Given instruction: Write out the listing below exactly, and omit any images you find in it.

Information provided:
-- Begin --

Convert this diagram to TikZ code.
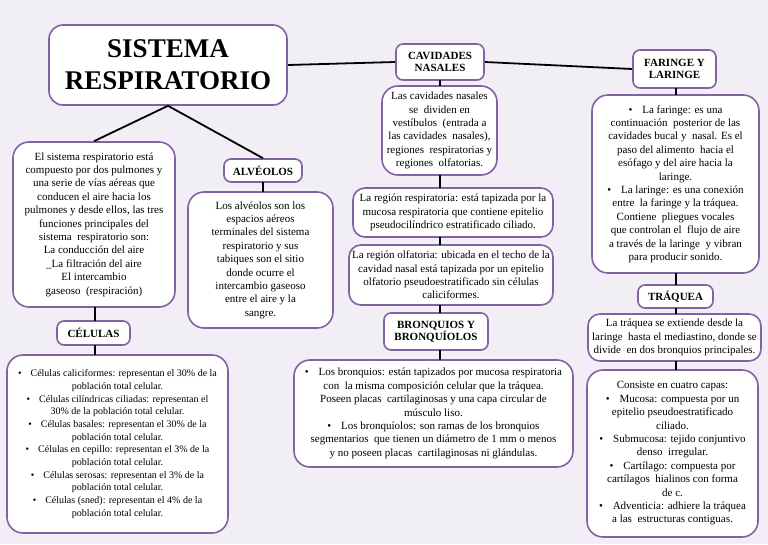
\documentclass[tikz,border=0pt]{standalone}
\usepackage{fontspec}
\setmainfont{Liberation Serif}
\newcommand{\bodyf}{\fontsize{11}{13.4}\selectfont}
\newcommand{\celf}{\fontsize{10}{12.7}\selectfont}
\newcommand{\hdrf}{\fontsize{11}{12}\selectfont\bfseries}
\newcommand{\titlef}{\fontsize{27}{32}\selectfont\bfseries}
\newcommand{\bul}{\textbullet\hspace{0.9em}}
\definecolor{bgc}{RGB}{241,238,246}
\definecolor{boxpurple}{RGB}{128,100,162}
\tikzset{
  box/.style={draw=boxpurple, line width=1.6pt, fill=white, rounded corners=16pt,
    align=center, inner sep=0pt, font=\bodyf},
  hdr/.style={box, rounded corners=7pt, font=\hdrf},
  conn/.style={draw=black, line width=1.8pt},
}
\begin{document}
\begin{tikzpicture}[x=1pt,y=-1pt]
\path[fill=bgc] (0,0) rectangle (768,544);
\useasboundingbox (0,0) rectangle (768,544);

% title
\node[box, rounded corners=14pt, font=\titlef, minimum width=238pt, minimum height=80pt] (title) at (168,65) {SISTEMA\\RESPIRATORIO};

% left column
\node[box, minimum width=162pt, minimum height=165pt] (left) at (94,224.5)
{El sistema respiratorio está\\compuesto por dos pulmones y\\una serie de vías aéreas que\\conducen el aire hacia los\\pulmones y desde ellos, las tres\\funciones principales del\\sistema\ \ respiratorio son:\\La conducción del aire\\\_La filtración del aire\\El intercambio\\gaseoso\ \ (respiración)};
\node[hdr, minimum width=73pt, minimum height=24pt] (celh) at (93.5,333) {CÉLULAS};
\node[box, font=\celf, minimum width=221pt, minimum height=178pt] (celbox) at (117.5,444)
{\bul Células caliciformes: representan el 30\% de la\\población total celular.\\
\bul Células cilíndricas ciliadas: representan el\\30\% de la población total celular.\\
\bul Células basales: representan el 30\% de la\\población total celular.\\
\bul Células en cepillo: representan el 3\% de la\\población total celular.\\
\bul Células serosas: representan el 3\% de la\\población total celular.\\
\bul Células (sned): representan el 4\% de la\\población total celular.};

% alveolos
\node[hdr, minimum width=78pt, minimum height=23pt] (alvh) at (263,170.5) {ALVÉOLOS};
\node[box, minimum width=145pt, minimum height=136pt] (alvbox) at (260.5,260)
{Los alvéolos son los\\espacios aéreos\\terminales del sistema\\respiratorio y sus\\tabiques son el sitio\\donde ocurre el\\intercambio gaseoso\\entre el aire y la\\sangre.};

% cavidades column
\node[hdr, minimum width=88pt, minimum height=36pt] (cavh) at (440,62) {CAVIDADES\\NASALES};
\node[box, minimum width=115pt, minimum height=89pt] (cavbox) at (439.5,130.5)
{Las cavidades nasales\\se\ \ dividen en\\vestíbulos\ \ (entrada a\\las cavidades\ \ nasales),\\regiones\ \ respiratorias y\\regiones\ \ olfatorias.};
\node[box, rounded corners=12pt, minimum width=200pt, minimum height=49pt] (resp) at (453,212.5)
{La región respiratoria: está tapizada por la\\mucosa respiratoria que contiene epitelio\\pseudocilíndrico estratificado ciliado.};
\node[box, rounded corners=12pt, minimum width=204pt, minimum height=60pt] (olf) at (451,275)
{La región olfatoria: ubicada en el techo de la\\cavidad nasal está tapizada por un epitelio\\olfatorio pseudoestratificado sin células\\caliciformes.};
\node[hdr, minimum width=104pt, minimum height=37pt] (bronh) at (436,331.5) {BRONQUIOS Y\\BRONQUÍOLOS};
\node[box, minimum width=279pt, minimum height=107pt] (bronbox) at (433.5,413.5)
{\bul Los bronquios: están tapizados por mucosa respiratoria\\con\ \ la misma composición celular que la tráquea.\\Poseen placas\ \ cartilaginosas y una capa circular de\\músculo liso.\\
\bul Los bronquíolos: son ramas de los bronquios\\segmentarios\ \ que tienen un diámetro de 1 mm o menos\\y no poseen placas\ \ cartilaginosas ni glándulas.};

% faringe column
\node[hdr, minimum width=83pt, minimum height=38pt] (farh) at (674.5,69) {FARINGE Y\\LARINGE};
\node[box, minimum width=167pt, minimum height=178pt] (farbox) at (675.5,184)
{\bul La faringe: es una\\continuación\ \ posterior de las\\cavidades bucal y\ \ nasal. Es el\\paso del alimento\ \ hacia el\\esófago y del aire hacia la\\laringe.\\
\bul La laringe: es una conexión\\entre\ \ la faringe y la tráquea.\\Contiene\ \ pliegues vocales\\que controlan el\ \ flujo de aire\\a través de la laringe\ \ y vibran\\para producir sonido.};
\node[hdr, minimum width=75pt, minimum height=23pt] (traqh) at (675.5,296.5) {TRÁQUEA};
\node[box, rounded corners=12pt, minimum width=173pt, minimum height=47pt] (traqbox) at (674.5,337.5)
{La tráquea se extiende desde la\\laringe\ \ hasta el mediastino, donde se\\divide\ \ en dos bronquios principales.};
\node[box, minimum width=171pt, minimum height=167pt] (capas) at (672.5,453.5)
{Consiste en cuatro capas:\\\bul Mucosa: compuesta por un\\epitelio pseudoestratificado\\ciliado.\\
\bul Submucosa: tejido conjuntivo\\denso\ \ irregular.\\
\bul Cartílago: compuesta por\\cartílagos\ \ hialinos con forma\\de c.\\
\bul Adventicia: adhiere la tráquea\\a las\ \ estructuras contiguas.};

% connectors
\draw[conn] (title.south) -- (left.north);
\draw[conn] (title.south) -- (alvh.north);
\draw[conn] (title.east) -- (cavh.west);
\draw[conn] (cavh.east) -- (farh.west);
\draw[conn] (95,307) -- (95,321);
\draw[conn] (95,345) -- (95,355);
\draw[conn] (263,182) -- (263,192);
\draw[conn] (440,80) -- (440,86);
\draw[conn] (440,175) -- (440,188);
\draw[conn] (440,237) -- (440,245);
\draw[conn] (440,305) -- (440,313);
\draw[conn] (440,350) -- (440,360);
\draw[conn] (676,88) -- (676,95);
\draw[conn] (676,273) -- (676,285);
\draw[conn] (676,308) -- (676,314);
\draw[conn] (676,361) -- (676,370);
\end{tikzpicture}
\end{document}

-- End --

Final result:
Convert this diagram to TikZ code.
\documentclass[tikz,border=0pt]{standalone}
\usepackage{fontspec}
\setmainfont{Liberation Serif}
\newcommand{\bodyf}{\fontsize{11}{13.4}\selectfont}
\newcommand{\celf}{\fontsize{10}{12.7}\selectfont}
\newcommand{\hdrf}{\fontsize{11}{12}\selectfont\bfseries}
\newcommand{\titlef}{\fontsize{27}{32}\selectfont\bfseries}
\newcommand{\bul}{\textbullet\hspace{0.9em}}
\definecolor{bgc}{RGB}{241,238,246}
\definecolor{boxpurple}{RGB}{128,100,162}
\tikzset{
  box/.style={draw=boxpurple, line width=1.6pt, fill=white, rounded corners=16pt,
    align=center, inner sep=0pt, font=\bodyf},
  hdr/.style={box, rounded corners=7pt, font=\hdrf},
  conn/.style={draw=black, line width=1.8pt},
}
\begin{document}
\begin{tikzpicture}[x=1pt,y=-1pt]
\path[fill=bgc] (0,0) rectangle (768,544);
\useasboundingbox (0,0) rectangle (768,544);

% title
\node[box, rounded corners=14pt, font=\titlef, minimum width=238pt, minimum height=80pt] (title) at (168,65) {SISTEMA\\RESPIRATORIO};

% left column
\node[box, minimum width=162pt, minimum height=165pt] (left) at (94,224.5)
{El sistema respiratorio está\\compuesto por dos pulmones y\\una serie de vías aéreas que\\conducen el aire hacia los\\pulmones y desde ellos, las tres\\funciones principales del\\sistema\ \ respiratorio son:\\La conducción del aire\\\_La filtración del aire\\El intercambio\\gaseoso\ \ (respiración)};
\node[hdr, minimum width=73pt, minimum height=24pt] (celh) at (93.5,333) {CÉLULAS};
\node[box, font=\celf, minimum width=221pt, minimum height=178pt] (celbox) at (117.5,444)
{\bul Células caliciformes: representan el 30\% de la\\población total celular.\\
\bul Células cilíndricas ciliadas: representan el\\30\% de la población total celular.\\
\bul Células basales: representan el 30\% de la\\población total celular.\\
\bul Células en cepillo: representan el 3\% de la\\población total celular.\\
\bul Células serosas: representan el 3\% de la\\población total celular.\\
\bul Células (sned): representan el 4\% de la\\población total celular.};

% alveolos
\node[hdr, minimum width=78pt, minimum height=23pt] (alvh) at (263,170.5) {ALVÉOLOS};
\node[box, minimum width=145pt, minimum height=136pt] (alvbox) at (260.5,260)
{Los alvéolos son los\\espacios aéreos\\terminales del sistema\\respiratorio y sus\\tabiques son el sitio\\donde ocurre el\\intercambio gaseoso\\entre el aire y la\\sangre.};

% cavidades column
\node[hdr, minimum width=88pt, minimum height=36pt] (cavh) at (440,62) {CAVIDADES\\NASALES};
\node[box, minimum width=115pt, minimum height=89pt] (cavbox) at (439.5,130.5)
{Las cavidades nasales\\se\ \ dividen en\\vestíbulos\ \ (entrada a\\las cavidades\ \ nasales),\\regiones\ \ respiratorias y\\regiones\ \ olfatorias.};
\node[box, rounded corners=12pt, minimum width=200pt, minimum height=49pt] (resp) at (453,212.5)
{La región respiratoria: está tapizada por la\\mucosa respiratoria que contiene epitelio\\pseudocilíndrico estratificado ciliado.};
\node[box, rounded corners=12pt, minimum width=204pt, minimum height=60pt] (olf) at (451,275)
{La región olfatoria: ubicada en el techo de la\\cavidad nasal está tapizada por un epitelio\\olfatorio pseudoestratificado sin células\\caliciformes.};
\node[hdr, minimum width=104pt, minimum height=37pt] (bronh) at (436,331.5) {BRONQUIOS Y\\BRONQUÍOLOS};
\node[box, minimum width=279pt, minimum height=107pt] (bronbox) at (433.5,413.5)
{\bul Los bronquios: están tapizados por mucosa respiratoria\\con\ \ la misma composición celular que la tráquea.\\Poseen placas\ \ cartilaginosas y una capa circular de\\músculo liso.\\
\bul Los bronquíolos: son ramas de los bronquios\\segmentarios\ \ que tienen un diámetro de 1 mm o menos\\y no poseen placas\ \ cartilaginosas ni glándulas.};

% faringe column
\node[hdr, minimum width=83pt, minimum height=38pt] (farh) at (674.5,69) {FARINGE Y\\LARINGE};
\node[box, minimum width=167pt, minimum height=178pt] (farbox) at (675.5,184)
{\bul La faringe: es una\\continuación\ \ posterior de las\\cavidades bucal y\ \ nasal. Es el\\paso del alimento\ \ hacia el\\esófago y del aire hacia la\\laringe.\\
\bul La laringe: es una conexión\\entre\ \ la faringe y la tráquea.\\Contiene\ \ pliegues vocales\\que controlan el\ \ flujo de aire\\a través de la laringe\ \ y vibran\\para producir sonido.};
\node[hdr, minimum width=75pt, minimum height=23pt] (traqh) at (675.5,296.5) {TRÁQUEA};
\node[box, rounded corners=12pt, minimum width=173pt, minimum height=47pt] (traqbox) at (674.5,337.5)
{La tráquea se extiende desde la\\laringe\ \ hasta el mediastino, donde se\\divide\ \ en dos bronquios principales.};
\node[box, minimum width=171pt, minimum height=167pt] (capas) at (672.5,453.5)
{Consiste en cuatro capas:\\\bul Mucosa: compuesta por un\\epitelio pseudoestratificado\\ciliado.\\
\bul Submucosa: tejido conjuntivo\\denso\ \ irregular.\\
\bul Cartílago: compuesta por\\cartílagos\ \ hialinos con forma\\de c.\\
\bul Adventicia: adhiere la tráquea\\a las\ \ estructuras contiguas.};

% connectors
\draw[conn] (title.south) -- (left.north);
\draw[conn] (title.south) -- (alvh.north);
\draw[conn] (title.east) -- (cavh.west);
\draw[conn] (cavh.east) -- (farh.west);
\draw[conn] (95,307) -- (95,321);
\draw[conn] (95,345) -- (95,355);
\draw[conn] (263,182) -- (263,192);
\draw[conn] (440,80) -- (440,86);
\draw[conn] (440,175) -- (440,188);
\draw[conn] (440,237) -- (440,245);
\draw[conn] (440,305) -- (440,313);
\draw[conn] (440,350) -- (440,360);
\draw[conn] (676,88) -- (676,95);
\draw[conn] (676,273) -- (676,285);
\draw[conn] (676,308) -- (676,314);
\draw[conn] (676,361) -- (676,370);
\end{tikzpicture}
\end{document}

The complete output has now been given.